Courting Disaster: Update 2000-2001

Access to Justice

In Buckhannon Board and Care Home Inc. v. West Virginia Dept. of Health and Human Resources, a 5-4 Court majority that included Scalia and Thomas dealt a harsh blow to victims of civil rights violations and to other claimants in cases in which a successful plaintiff may recover attorneys’ fees. The majority ruled that a plaintiff is a “prevailing party” and may recover such fees only if the plaintiff has been awarded relief by a court, not if the plaintiff achieved the desired result by producing a settlement or other out-of-court change in the defendant’s conduct. This decision effectively put an end to the “catalyst theory,” which had been the law in every federal circuit that had considered the issue except for the 4th U.S. Circuit Court of Appeals. Under that theory, a plaintiff was considered a prevailing party, and thus entitled to fees, if the plaintiff could show that the plaintiff’s lawsuit was the “catalyst” for changing the defendant’s conduct. The majority opinion, written by Chief Justice Rehnquist, provoked a harsh dissent by Justice Ginsburg in which Justices Breyer, Stevens and Souter joined. In that dissent, Justice Ginsburg stated that the Court’s “constricted definition of ‘prevailing party,’ and consequent rejection of the ‘catalyst theory,’ [would] impede access to the court for the less well-heeled, and shrink the incentive Congress created for the enforcement of federal law by private attorneys general.”

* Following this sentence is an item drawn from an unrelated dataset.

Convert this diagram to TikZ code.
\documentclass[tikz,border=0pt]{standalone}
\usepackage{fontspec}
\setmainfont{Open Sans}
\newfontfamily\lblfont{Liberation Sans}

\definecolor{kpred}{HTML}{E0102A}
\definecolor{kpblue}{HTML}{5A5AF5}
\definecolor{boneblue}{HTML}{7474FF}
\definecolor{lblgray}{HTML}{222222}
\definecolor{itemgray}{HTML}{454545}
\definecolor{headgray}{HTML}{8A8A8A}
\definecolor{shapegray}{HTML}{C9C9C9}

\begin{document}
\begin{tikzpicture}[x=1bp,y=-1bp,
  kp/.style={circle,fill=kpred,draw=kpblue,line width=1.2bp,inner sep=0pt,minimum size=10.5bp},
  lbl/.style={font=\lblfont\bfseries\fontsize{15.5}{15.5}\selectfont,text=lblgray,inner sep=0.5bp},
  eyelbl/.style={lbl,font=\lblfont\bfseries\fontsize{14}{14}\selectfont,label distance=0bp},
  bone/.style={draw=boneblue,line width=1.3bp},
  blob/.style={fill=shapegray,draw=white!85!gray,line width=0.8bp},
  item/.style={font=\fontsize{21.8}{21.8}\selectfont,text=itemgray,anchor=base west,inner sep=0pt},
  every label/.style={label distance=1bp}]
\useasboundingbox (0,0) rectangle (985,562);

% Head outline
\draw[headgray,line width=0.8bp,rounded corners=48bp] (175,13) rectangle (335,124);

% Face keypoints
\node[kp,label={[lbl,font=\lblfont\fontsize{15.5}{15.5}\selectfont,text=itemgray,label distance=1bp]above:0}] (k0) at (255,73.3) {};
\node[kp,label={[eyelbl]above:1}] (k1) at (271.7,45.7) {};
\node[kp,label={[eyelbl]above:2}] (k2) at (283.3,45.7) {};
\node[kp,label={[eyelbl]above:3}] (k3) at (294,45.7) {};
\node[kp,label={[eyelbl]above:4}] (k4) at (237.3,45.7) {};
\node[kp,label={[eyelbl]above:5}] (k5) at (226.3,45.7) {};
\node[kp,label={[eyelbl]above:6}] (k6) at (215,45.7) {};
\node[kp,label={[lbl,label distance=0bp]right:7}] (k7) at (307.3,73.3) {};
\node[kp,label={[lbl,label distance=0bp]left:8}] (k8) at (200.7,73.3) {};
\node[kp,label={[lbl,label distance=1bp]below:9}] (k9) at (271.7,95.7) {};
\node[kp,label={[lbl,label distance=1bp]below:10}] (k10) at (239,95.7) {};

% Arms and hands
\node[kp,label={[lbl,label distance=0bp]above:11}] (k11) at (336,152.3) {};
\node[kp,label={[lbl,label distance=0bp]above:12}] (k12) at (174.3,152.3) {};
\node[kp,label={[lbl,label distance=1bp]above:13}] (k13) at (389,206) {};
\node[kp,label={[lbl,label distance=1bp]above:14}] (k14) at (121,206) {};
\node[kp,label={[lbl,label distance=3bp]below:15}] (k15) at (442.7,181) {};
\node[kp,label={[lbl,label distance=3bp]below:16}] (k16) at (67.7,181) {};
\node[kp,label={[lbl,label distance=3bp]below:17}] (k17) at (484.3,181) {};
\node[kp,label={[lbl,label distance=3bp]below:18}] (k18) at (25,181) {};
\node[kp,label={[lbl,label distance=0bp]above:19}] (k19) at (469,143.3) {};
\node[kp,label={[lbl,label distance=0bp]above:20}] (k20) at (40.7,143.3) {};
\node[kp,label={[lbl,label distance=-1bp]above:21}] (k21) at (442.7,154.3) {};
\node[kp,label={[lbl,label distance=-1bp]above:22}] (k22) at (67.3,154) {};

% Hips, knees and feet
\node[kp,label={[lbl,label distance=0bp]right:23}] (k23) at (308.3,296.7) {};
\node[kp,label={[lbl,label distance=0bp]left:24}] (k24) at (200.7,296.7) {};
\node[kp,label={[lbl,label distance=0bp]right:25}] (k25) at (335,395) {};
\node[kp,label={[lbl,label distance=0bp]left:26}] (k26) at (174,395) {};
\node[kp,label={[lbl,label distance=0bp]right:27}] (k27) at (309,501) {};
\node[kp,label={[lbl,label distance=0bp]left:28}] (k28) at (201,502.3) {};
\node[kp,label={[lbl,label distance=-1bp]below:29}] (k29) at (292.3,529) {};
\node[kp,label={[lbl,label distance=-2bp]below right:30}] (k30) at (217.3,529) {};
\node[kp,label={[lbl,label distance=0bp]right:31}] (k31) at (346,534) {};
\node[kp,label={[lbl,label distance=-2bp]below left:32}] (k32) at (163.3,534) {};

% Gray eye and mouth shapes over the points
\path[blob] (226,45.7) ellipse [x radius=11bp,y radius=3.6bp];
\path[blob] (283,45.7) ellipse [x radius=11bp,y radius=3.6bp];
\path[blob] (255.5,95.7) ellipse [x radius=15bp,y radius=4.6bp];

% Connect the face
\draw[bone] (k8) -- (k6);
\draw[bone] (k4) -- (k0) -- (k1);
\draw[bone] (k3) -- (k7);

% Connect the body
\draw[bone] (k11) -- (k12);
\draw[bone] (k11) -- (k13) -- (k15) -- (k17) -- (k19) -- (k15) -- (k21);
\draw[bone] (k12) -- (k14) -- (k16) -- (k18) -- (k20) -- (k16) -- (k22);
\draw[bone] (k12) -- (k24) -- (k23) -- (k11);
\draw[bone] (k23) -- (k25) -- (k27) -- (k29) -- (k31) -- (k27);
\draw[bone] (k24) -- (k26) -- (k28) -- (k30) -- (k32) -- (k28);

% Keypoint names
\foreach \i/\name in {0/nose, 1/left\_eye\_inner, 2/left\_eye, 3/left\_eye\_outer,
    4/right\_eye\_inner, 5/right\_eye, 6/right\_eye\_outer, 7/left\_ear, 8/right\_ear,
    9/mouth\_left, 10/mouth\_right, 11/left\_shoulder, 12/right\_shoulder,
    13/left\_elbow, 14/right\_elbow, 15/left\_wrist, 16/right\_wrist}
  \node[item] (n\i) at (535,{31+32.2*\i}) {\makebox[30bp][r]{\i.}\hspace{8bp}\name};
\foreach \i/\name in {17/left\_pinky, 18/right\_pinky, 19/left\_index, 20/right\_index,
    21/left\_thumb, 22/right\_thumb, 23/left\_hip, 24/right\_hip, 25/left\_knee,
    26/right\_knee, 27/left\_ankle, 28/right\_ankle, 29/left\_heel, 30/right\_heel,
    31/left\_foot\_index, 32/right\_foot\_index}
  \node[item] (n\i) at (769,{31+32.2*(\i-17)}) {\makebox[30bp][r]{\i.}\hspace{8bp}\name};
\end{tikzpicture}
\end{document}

Although Justices Scalia and Thomas joined the majority opinion in its entirety, they also issued a separate concurrence, written by Scalia, in which they expressed the preference for a rule that sometimes denies attorneys’ fees “to the plaintiff with a solid case whose adversary slinks away on the eve of judgment” over one that “sometimes rewards the plaintiff with a phony claim.” The latter rule, they wrote, would cause the law to be an instrument of wrong by “exacting the payment of attorney’s fees to the extortionist” (emphasis added), apparently the manner in which they view some civil rights plaintiffs. They went even further, stating that since “monetary settlements and consent decrees can be extorted as well" (emphasis added), they now had “doubt” about even continuing the existing rule permitting attorneys’ fees to be awarded to plaintiffs who achieve relief through court-approved settlements and consent decrees. Were that extreme view to command a majority of the Court, the impact on victims of discrimination and other claimants, and on the judicial system itself, would be even greater. Indeed, there would be little incentive for plaintiffs to settle cases, resulting in needlessly protracted litigation.